## DATA SUPPLIED
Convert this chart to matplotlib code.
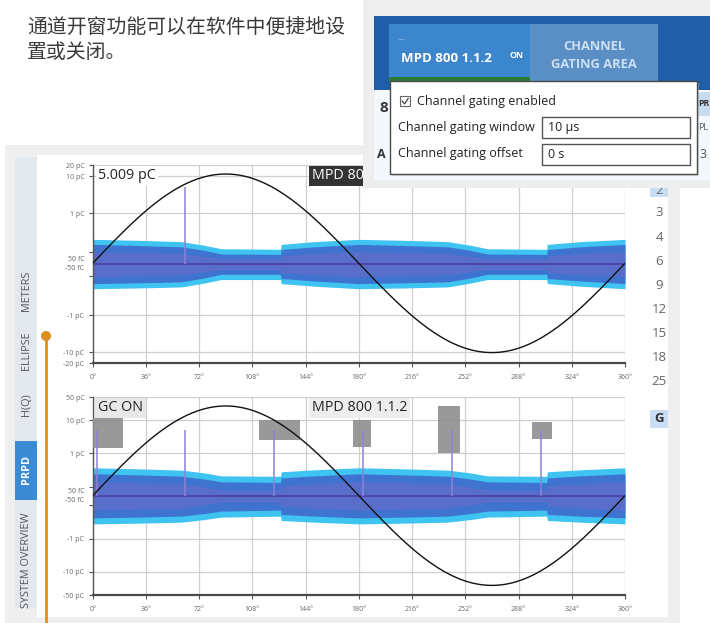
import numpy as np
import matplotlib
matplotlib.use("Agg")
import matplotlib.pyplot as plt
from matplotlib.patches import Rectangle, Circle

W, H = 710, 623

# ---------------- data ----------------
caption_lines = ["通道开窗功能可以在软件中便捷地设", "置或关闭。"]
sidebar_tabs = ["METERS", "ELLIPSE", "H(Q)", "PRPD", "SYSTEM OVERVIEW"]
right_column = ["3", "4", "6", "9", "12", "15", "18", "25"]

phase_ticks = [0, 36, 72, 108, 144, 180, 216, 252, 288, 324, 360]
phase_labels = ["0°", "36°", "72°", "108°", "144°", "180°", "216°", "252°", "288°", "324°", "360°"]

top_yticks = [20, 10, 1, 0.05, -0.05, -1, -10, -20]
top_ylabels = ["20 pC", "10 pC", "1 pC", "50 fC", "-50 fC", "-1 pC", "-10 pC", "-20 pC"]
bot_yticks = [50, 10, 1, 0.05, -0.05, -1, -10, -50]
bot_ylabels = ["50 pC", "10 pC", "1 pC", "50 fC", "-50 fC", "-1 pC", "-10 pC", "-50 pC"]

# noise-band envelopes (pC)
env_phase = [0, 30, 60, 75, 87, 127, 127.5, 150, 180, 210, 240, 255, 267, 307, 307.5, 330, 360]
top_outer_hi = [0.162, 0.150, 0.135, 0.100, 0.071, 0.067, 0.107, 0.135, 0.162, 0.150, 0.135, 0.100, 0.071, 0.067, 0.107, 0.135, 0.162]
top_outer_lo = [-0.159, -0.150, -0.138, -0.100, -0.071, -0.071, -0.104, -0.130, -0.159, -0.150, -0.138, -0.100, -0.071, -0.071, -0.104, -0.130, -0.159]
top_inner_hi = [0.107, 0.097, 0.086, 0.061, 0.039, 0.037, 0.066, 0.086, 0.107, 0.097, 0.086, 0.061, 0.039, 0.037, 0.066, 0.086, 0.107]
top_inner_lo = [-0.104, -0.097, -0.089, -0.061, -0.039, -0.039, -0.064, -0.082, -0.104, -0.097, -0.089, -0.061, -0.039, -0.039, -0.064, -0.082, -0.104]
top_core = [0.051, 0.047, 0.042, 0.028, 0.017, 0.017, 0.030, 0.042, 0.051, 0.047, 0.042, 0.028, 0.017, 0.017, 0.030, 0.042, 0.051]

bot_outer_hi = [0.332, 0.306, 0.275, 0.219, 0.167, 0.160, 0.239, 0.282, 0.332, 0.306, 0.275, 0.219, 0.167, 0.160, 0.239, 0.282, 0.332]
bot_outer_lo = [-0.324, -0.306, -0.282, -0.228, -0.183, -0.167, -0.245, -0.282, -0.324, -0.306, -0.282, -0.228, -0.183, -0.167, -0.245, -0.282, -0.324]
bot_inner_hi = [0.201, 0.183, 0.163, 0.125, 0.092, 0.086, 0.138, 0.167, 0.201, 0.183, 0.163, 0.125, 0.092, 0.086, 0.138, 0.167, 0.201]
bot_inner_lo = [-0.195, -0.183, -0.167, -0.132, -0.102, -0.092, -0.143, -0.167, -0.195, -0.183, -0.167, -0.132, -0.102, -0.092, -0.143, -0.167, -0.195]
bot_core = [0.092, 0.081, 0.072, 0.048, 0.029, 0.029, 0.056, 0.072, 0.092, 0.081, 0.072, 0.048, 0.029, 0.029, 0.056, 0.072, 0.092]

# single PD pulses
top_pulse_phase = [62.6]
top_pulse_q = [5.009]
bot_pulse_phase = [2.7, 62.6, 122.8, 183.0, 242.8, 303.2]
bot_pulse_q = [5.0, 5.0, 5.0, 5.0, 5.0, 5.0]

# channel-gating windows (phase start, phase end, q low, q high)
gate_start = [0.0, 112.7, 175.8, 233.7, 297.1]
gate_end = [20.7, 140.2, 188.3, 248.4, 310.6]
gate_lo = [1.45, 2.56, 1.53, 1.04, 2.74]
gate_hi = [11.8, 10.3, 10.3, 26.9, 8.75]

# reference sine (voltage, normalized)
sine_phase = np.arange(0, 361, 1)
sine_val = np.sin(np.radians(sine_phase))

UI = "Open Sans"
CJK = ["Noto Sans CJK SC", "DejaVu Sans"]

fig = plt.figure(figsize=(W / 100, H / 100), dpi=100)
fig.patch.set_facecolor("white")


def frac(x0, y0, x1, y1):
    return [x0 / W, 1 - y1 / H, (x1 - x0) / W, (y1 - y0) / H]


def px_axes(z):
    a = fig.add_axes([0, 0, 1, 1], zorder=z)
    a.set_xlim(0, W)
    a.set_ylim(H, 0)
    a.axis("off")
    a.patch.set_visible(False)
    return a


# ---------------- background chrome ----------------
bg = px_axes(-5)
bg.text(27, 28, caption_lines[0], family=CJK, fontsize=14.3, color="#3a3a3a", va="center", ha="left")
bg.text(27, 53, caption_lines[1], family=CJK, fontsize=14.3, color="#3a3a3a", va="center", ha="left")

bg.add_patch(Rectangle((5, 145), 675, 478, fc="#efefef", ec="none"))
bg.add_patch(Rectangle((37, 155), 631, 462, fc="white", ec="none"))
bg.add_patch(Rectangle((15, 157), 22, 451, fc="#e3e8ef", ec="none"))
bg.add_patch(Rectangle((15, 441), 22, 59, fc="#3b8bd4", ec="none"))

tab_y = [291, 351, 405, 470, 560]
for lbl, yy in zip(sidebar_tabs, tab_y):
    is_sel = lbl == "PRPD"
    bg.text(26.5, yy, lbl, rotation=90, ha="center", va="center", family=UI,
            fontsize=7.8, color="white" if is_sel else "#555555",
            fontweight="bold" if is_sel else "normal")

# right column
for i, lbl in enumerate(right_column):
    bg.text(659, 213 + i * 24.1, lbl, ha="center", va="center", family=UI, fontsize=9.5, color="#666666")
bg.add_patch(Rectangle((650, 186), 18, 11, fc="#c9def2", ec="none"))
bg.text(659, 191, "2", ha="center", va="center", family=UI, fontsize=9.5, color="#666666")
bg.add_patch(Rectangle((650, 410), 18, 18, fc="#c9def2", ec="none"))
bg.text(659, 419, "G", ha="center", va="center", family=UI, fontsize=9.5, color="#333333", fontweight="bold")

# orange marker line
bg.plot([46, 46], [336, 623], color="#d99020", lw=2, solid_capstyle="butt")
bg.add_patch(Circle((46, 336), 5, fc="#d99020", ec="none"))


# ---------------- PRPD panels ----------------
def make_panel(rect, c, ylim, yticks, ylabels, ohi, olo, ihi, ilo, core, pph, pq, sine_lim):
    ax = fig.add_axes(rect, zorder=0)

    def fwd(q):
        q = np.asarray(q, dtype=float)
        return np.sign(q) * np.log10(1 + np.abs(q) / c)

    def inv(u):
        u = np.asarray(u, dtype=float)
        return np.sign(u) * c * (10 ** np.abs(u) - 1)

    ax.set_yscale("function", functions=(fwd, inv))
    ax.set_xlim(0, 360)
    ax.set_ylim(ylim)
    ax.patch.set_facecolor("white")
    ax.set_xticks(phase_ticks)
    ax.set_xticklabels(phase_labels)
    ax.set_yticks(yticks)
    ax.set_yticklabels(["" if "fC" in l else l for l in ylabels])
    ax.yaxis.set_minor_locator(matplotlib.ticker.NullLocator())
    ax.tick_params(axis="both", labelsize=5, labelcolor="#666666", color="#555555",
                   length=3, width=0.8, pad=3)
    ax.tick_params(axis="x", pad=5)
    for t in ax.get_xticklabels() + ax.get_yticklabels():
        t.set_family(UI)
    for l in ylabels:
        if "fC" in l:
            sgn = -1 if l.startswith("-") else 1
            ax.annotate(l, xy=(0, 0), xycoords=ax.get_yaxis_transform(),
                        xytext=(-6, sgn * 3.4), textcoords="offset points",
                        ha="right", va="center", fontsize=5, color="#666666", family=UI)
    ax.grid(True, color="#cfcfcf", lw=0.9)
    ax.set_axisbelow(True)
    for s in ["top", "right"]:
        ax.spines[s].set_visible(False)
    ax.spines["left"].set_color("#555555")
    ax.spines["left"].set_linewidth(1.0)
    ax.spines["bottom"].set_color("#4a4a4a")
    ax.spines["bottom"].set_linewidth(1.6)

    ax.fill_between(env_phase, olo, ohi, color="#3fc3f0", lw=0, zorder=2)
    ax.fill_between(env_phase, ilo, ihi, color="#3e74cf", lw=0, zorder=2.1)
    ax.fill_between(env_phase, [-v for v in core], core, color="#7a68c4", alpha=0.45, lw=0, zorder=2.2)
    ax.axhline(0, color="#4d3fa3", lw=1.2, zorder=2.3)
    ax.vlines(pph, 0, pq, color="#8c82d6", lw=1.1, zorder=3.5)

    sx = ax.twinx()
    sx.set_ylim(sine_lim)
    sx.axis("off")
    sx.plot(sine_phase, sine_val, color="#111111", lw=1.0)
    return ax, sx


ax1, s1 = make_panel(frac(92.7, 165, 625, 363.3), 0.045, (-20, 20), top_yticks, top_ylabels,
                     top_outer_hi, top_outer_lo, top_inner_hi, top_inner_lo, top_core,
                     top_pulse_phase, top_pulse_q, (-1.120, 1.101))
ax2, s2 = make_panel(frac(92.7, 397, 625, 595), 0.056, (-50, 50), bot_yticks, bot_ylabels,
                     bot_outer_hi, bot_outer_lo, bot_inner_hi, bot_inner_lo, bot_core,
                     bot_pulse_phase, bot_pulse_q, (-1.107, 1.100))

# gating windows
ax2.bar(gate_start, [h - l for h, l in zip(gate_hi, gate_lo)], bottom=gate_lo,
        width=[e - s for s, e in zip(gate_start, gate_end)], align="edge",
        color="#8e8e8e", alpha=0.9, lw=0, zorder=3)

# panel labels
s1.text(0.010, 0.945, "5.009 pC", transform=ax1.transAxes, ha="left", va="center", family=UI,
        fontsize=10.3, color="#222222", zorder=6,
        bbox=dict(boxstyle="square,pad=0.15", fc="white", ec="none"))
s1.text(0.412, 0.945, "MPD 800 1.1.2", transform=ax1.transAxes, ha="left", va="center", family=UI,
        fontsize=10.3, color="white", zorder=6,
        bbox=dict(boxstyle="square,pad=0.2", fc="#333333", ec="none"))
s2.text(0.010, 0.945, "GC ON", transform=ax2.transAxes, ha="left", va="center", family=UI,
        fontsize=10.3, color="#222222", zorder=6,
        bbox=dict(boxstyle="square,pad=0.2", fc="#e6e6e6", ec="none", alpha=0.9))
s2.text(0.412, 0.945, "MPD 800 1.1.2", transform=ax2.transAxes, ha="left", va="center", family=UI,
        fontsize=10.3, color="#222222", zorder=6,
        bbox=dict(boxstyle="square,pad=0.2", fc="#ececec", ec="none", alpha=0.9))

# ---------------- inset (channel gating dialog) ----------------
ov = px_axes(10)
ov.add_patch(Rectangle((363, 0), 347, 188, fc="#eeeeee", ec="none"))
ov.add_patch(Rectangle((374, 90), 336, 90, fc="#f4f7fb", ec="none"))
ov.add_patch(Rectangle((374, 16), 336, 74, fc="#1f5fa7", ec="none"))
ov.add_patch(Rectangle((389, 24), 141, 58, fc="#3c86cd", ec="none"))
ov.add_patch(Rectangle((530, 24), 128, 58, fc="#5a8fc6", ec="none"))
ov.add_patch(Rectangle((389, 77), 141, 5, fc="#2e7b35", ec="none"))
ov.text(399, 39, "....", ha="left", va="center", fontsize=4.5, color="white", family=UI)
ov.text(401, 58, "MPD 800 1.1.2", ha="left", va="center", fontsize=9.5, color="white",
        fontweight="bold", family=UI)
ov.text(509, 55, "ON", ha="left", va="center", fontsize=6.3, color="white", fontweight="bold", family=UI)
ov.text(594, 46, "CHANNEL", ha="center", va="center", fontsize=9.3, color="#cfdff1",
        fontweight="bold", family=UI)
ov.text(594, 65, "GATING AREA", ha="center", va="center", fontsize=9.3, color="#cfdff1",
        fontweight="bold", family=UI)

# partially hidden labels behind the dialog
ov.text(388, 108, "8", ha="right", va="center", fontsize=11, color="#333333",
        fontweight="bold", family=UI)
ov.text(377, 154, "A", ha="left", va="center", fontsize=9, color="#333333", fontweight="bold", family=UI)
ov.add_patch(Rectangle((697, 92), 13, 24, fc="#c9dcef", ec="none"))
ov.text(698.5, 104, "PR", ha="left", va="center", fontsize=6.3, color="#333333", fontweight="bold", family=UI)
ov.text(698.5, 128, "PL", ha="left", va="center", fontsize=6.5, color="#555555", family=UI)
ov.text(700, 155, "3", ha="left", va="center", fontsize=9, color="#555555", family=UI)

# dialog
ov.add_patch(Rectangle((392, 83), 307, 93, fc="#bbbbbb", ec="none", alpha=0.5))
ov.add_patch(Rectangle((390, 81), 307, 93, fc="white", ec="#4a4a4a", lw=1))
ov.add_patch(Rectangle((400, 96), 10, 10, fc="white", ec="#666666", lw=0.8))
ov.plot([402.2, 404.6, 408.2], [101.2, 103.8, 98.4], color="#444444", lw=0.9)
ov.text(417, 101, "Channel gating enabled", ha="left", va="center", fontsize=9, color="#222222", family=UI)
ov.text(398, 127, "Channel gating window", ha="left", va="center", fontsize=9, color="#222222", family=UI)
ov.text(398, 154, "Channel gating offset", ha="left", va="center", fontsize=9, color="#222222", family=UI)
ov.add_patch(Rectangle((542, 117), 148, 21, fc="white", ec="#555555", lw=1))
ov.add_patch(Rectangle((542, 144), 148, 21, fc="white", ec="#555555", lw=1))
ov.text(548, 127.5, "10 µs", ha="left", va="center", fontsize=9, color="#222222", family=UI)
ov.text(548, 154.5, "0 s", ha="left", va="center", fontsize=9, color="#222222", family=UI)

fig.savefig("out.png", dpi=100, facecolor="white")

...

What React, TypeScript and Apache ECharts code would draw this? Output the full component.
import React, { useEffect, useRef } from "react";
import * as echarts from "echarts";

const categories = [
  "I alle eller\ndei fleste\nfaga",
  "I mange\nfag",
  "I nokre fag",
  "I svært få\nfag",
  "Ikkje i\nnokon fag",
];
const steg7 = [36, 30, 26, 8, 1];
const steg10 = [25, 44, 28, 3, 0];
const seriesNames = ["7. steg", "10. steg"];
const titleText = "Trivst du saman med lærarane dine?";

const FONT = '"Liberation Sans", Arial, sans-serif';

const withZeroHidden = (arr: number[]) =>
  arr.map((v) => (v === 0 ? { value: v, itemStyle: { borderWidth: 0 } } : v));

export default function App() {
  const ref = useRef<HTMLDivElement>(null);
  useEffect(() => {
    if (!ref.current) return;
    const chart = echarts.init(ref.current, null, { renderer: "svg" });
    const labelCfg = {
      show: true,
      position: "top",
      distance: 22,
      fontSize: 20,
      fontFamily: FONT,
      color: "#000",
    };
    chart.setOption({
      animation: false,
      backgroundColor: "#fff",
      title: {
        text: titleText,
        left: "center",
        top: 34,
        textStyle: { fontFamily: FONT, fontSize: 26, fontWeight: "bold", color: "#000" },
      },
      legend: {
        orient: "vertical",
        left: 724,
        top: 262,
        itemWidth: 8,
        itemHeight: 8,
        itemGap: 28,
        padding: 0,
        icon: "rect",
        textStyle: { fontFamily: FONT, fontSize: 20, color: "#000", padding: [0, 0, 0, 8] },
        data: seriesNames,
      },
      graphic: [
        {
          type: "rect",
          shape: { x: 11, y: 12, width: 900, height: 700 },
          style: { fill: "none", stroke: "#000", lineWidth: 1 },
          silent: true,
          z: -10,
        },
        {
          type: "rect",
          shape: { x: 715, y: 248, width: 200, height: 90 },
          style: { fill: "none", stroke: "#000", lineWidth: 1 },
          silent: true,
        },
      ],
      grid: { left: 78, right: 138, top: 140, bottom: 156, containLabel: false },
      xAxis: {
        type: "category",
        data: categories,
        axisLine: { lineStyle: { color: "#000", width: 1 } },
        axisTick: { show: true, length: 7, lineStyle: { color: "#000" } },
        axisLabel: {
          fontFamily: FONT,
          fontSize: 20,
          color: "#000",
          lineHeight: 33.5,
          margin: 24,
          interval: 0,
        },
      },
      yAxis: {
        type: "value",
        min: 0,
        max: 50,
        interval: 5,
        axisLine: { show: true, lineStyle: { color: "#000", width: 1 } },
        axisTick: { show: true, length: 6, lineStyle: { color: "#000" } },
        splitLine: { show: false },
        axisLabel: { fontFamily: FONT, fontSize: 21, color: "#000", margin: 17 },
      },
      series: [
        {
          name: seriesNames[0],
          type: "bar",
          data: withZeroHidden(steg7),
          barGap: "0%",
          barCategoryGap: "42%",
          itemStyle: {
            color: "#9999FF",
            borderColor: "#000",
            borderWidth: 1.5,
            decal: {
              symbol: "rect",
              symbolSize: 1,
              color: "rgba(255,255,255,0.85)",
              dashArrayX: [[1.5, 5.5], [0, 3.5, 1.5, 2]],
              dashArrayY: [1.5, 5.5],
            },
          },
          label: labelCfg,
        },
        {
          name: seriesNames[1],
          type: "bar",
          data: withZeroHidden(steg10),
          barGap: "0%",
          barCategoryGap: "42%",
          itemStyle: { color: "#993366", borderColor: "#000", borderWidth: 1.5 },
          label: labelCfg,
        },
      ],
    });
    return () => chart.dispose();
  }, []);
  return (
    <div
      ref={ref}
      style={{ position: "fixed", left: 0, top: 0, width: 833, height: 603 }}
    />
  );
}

==

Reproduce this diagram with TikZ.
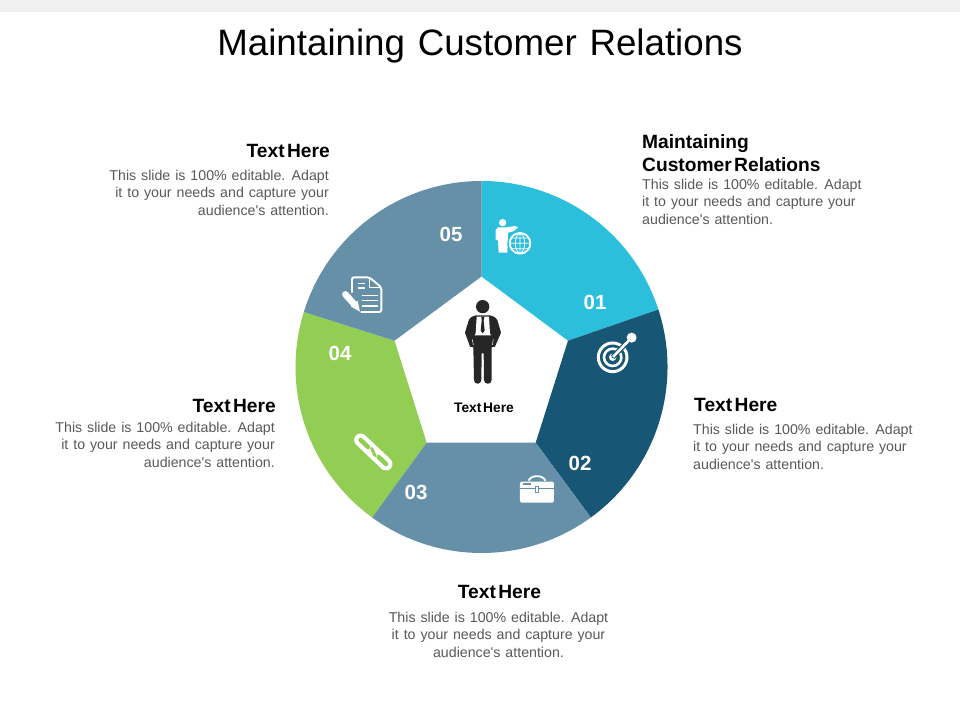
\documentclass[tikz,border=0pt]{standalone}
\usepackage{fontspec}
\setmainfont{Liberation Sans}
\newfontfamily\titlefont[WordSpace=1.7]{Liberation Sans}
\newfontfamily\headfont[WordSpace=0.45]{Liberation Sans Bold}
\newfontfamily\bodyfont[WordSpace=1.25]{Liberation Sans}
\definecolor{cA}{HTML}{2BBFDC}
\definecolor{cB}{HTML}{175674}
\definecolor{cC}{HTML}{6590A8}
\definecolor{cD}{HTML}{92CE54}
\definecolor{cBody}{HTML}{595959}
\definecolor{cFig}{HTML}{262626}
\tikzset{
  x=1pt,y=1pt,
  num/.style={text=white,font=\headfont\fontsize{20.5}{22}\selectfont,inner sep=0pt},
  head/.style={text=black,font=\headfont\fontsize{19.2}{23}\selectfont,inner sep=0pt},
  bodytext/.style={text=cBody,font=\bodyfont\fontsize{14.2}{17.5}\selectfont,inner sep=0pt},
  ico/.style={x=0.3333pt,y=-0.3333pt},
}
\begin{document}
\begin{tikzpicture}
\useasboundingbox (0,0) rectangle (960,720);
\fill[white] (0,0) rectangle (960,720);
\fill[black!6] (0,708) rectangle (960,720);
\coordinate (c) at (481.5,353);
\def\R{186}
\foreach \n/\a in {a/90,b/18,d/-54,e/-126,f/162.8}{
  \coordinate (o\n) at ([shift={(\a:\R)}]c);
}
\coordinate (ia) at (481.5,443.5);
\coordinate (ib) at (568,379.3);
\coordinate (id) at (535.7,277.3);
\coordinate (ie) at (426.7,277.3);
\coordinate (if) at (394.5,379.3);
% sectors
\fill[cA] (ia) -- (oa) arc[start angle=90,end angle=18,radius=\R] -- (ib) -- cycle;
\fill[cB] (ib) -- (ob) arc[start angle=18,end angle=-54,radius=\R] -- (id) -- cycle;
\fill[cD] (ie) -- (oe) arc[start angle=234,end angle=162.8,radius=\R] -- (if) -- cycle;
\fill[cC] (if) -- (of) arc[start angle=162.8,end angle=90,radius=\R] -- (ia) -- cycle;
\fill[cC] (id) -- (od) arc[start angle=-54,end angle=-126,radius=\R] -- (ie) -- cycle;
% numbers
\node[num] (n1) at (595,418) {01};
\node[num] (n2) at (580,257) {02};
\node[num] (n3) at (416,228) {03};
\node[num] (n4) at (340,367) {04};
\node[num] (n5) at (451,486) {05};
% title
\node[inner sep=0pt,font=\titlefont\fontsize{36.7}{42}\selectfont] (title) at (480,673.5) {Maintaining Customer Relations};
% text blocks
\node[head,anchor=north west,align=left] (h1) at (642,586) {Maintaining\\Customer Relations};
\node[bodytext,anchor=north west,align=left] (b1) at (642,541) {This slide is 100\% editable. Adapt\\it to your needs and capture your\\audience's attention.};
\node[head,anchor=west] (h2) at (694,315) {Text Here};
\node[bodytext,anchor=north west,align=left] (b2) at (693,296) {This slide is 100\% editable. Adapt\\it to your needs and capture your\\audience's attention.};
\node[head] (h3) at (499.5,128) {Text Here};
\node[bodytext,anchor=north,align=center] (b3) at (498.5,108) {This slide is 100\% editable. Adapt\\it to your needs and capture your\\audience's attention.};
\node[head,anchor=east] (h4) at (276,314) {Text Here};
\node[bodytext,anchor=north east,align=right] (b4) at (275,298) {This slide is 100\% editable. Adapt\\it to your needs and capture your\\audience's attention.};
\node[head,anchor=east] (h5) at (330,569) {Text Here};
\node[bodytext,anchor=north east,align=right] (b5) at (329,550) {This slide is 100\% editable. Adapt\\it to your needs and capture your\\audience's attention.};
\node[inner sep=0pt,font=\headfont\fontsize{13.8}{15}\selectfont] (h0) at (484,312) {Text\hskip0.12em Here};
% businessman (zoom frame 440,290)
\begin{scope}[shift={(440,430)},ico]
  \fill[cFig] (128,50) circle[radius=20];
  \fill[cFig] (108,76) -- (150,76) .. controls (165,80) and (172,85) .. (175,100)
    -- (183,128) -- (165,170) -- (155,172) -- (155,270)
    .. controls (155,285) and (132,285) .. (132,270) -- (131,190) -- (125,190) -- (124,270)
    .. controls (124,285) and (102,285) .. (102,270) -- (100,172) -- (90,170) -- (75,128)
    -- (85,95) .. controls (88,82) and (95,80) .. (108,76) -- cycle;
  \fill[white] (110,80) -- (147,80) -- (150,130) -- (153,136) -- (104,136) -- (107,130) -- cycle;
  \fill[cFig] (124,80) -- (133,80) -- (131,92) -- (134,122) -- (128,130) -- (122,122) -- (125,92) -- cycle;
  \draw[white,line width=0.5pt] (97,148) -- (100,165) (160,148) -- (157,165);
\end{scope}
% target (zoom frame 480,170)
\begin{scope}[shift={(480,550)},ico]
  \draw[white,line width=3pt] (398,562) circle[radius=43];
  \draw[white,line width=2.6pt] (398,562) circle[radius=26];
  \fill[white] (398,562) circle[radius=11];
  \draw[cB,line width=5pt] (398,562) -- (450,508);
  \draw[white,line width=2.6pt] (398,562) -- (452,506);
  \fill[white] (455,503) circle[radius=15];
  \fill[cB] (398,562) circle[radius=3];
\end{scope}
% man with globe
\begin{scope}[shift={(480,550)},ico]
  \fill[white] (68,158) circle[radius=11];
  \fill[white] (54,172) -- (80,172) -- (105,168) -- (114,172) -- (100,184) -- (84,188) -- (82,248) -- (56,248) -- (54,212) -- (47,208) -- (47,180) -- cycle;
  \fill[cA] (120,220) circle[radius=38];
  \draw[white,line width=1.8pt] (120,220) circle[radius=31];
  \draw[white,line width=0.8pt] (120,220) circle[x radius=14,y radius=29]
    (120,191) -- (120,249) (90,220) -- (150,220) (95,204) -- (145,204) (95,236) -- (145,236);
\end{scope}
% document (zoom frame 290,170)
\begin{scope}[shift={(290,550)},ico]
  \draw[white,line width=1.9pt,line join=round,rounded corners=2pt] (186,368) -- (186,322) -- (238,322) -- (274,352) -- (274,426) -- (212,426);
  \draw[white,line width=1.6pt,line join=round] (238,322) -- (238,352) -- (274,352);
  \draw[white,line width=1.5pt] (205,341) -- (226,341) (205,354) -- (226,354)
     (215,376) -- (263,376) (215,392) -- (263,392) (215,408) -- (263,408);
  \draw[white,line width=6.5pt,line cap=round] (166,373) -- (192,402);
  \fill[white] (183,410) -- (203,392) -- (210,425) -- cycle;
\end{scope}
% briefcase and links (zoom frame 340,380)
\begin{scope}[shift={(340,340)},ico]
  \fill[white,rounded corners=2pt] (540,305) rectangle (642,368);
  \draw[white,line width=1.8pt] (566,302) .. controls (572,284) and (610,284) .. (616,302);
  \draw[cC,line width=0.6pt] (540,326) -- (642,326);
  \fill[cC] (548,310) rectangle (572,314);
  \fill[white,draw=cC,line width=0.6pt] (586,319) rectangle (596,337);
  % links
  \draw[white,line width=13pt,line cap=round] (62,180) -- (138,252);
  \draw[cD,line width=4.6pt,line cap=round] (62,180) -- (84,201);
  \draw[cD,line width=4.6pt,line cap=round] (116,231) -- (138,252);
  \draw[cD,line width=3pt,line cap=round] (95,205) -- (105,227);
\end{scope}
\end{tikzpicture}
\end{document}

## GIVEN EXERCISE
Search the lines above for the string "matplotlib" and copy each line that has it.

## SOLUTION TO THIS EXERCISE
Convert this chart to matplotlib code.
import matplotlib
matplotlib.use("Agg")
import matplotlib.pyplot as plt
from matplotlib.patches import Rectangle, Circle
    ax.yaxis.set_minor_locator(matplotlib.ticker.NullLocator())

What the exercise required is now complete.